TASK PROMPT:
From the records below, extract all the text exactly and leave the images behind.

RECORDS PROVIDED:

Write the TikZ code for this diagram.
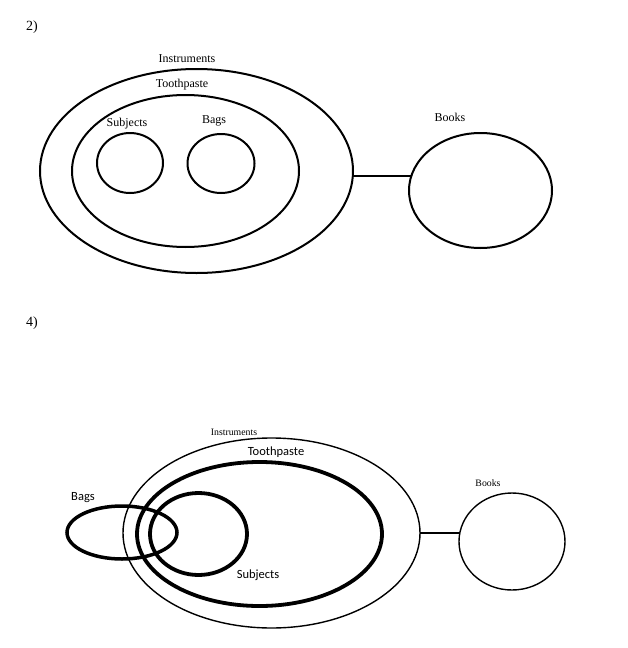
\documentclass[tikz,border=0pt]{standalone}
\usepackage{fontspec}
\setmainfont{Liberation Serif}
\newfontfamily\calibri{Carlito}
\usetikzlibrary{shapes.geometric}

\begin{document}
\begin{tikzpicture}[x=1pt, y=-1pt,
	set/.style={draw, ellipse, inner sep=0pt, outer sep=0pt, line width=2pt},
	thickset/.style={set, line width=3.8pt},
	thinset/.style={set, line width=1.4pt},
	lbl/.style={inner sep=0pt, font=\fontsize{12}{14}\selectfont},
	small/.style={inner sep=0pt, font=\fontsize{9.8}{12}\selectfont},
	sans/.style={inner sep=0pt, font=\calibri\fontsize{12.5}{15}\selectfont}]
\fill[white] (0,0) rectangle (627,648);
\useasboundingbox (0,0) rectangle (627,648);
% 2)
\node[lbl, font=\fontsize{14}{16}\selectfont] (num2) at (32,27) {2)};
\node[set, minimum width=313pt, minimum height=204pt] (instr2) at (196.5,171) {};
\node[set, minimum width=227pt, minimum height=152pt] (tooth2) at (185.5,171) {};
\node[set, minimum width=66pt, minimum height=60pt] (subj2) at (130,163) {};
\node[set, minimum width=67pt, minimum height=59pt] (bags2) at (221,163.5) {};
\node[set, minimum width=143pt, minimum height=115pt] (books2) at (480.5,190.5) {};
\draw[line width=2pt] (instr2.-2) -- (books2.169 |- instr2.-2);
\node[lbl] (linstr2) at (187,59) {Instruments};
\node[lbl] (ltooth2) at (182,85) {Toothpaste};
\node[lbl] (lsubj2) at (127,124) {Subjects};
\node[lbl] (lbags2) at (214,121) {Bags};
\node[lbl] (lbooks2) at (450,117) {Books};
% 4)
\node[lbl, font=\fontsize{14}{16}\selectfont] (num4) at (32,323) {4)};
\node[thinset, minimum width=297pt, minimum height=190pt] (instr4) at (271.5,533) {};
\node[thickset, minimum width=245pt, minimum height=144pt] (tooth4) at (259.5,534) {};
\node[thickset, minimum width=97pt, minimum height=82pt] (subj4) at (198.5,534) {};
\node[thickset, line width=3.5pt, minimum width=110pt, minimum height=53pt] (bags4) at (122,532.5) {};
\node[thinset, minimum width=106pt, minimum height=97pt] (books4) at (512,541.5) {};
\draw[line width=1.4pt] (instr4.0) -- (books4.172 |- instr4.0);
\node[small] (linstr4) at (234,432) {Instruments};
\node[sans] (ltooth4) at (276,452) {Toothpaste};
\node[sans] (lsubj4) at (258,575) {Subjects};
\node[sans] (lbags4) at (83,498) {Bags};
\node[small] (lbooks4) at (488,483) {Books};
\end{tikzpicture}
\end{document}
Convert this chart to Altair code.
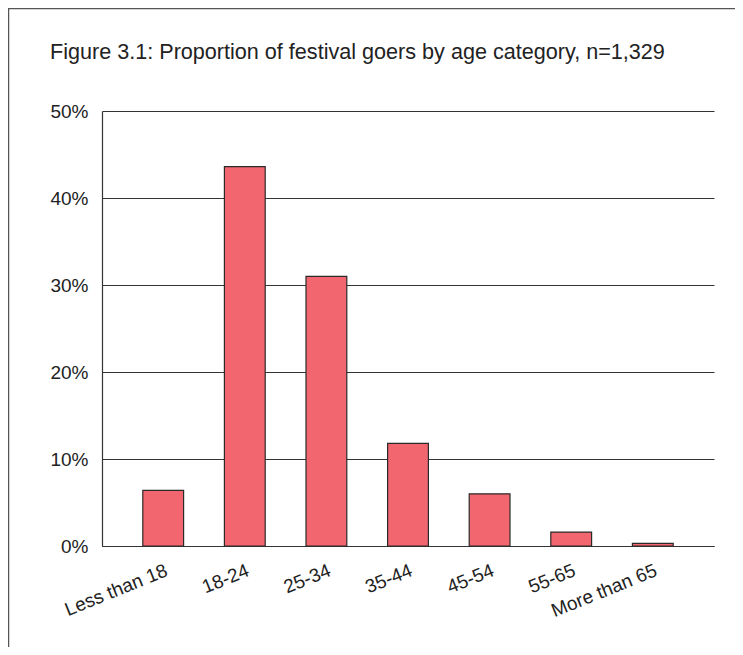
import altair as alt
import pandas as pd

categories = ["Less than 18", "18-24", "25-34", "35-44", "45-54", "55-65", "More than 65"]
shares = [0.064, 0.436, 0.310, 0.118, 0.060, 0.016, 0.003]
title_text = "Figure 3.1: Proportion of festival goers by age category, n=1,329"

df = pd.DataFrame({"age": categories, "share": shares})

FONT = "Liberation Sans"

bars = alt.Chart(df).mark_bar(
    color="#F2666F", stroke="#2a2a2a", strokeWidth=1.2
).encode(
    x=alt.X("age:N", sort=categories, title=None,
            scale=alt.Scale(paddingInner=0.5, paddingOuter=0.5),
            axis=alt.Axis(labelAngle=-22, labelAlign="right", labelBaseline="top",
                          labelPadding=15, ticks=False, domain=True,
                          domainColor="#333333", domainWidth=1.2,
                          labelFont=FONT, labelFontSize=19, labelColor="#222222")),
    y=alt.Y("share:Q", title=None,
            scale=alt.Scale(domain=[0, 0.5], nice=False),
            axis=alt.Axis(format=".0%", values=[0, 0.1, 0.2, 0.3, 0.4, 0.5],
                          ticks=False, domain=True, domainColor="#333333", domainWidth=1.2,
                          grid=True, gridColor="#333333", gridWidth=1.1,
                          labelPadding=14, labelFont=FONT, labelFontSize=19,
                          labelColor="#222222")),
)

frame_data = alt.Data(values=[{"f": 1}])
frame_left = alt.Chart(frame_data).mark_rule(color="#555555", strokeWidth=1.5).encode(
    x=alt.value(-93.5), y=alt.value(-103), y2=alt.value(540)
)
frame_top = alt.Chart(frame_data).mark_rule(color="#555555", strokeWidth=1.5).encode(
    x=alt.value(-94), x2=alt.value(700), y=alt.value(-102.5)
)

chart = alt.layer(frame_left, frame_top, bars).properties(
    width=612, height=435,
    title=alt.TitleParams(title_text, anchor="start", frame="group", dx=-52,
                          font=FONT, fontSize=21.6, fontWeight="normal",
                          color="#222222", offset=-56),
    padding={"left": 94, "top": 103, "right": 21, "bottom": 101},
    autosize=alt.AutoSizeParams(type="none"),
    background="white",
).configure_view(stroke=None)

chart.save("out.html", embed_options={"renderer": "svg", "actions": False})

THE ANSWER:
Write the TikZ code for this diagram.
\documentclass[tikz,border=0pt]{standalone}
\usepackage{fontspec}
\setmainfont{Liberation Serif}
\newfontfamily\calibri{Carlito}
\usetikzlibrary{shapes.geometric}

\begin{document}
\begin{tikzpicture}[x=1pt, y=-1pt,
	set/.style={draw, ellipse, inner sep=0pt, outer sep=0pt, line width=2pt},
	thickset/.style={set, line width=3.8pt},
	thinset/.style={set, line width=1.4pt},
	lbl/.style={inner sep=0pt, font=\fontsize{12}{14}\selectfont},
	small/.style={inner sep=0pt, font=\fontsize{9.8}{12}\selectfont},
	sans/.style={inner sep=0pt, font=\calibri\fontsize{12.5}{15}\selectfont}]
\fill[white] (0,0) rectangle (627,648);
\useasboundingbox (0,0) rectangle (627,648);
% 2)
\node[lbl, font=\fontsize{14}{16}\selectfont] (num2) at (32,27) {2)};
\node[set, minimum width=313pt, minimum height=204pt] (instr2) at (196.5,171) {};
\node[set, minimum width=227pt, minimum height=152pt] (tooth2) at (185.5,171) {};
\node[set, minimum width=66pt, minimum height=60pt] (subj2) at (130,163) {};
\node[set, minimum width=67pt, minimum height=59pt] (bags2) at (221,163.5) {};
\node[set, minimum width=143pt, minimum height=115pt] (books2) at (480.5,190.5) {};
\draw[line width=2pt] (instr2.-2) -- (books2.169 |- instr2.-2);
\node[lbl] (linstr2) at (187,59) {Instruments};
\node[lbl] (ltooth2) at (182,85) {Toothpaste};
\node[lbl] (lsubj2) at (127,124) {Subjects};
\node[lbl] (lbags2) at (214,121) {Bags};
\node[lbl] (lbooks2) at (450,117) {Books};
% 4)
\node[lbl, font=\fontsize{14}{16}\selectfont] (num4) at (32,323) {4)};
\node[thinset, minimum width=297pt, minimum height=190pt] (instr4) at (271.5,533) {};
\node[thickset, minimum width=245pt, minimum height=144pt] (tooth4) at (259.5,534) {};
\node[thickset, minimum width=97pt, minimum height=82pt] (subj4) at (198.5,534) {};
\node[thickset, line width=3.5pt, minimum width=110pt, minimum height=53pt] (bags4) at (122,532.5) {};
\node[thinset, minimum width=106pt, minimum height=97pt] (books4) at (512,541.5) {};
\draw[line width=1.4pt] (instr4.0) -- (books4.172 |- instr4.0);
\node[small] (linstr4) at (234,432) {Instruments};
\node[sans] (ltooth4) at (276,452) {Toothpaste};
\node[sans] (lsubj4) at (258,575) {Subjects};
\node[sans] (lbags4) at (83,498) {Bags};
\node[small] (lbooks4) at (488,483) {Books};
\end{tikzpicture}
\end{document}
Convert this chart to Altair code.
import altair as alt
import pandas as pd

categories = ["Less than 18", "18-24", "25-34", "35-44", "45-54", "55-65", "More than 65"]
shares = [0.064, 0.436, 0.310, 0.118, 0.060, 0.016, 0.003]
title_text = "Figure 3.1: Proportion of festival goers by age category, n=1,329"

df = pd.DataFrame({"age": categories, "share": shares})

FONT = "Liberation Sans"

bars = alt.Chart(df).mark_bar(
    color="#F2666F", stroke="#2a2a2a", strokeWidth=1.2
).encode(
    x=alt.X("age:N", sort=categories, title=None,
            scale=alt.Scale(paddingInner=0.5, paddingOuter=0.5),
            axis=alt.Axis(labelAngle=-22, labelAlign="right", labelBaseline="top",
                          labelPadding=15, ticks=False, domain=True,
                          domainColor="#333333", domainWidth=1.2,
                          labelFont=FONT, labelFontSize=19, labelColor="#222222")),
    y=alt.Y("share:Q", title=None,
            scale=alt.Scale(domain=[0, 0.5], nice=False),
            axis=alt.Axis(format=".0%", values=[0, 0.1, 0.2, 0.3, 0.4, 0.5],
                          ticks=False, domain=True, domainColor="#333333", domainWidth=1.2,
                          grid=True, gridColor="#333333", gridWidth=1.1,
                          labelPadding=14, labelFont=FONT, labelFontSize=19,
                          labelColor="#222222")),
)

frame_data = alt.Data(values=[{"f": 1}])
frame_left = alt.Chart(frame_data).mark_rule(color="#555555", strokeWidth=1.5).encode(
    x=alt.value(-93.5), y=alt.value(-103), y2=alt.value(540)
)
frame_top = alt.Chart(frame_data).mark_rule(color="#555555", strokeWidth=1.5).encode(
    x=alt.value(-94), x2=alt.value(700), y=alt.value(-102.5)
)

chart = alt.layer(frame_left, frame_top, bars).properties(
    width=612, height=435,
    title=alt.TitleParams(title_text, anchor="start", frame="group", dx=-52,
                          font=FONT, fontSize=21.6, fontWeight="normal",
                          color="#222222", offset=-56),
    padding={"left": 94, "top": 103, "right": 21, "bottom": 101},
    autosize=alt.AutoSizeParams(type="none"),
    background="white",
).configure_view(stroke=None)

chart.save("out.html", embed_options={"renderer": "svg", "actions": False})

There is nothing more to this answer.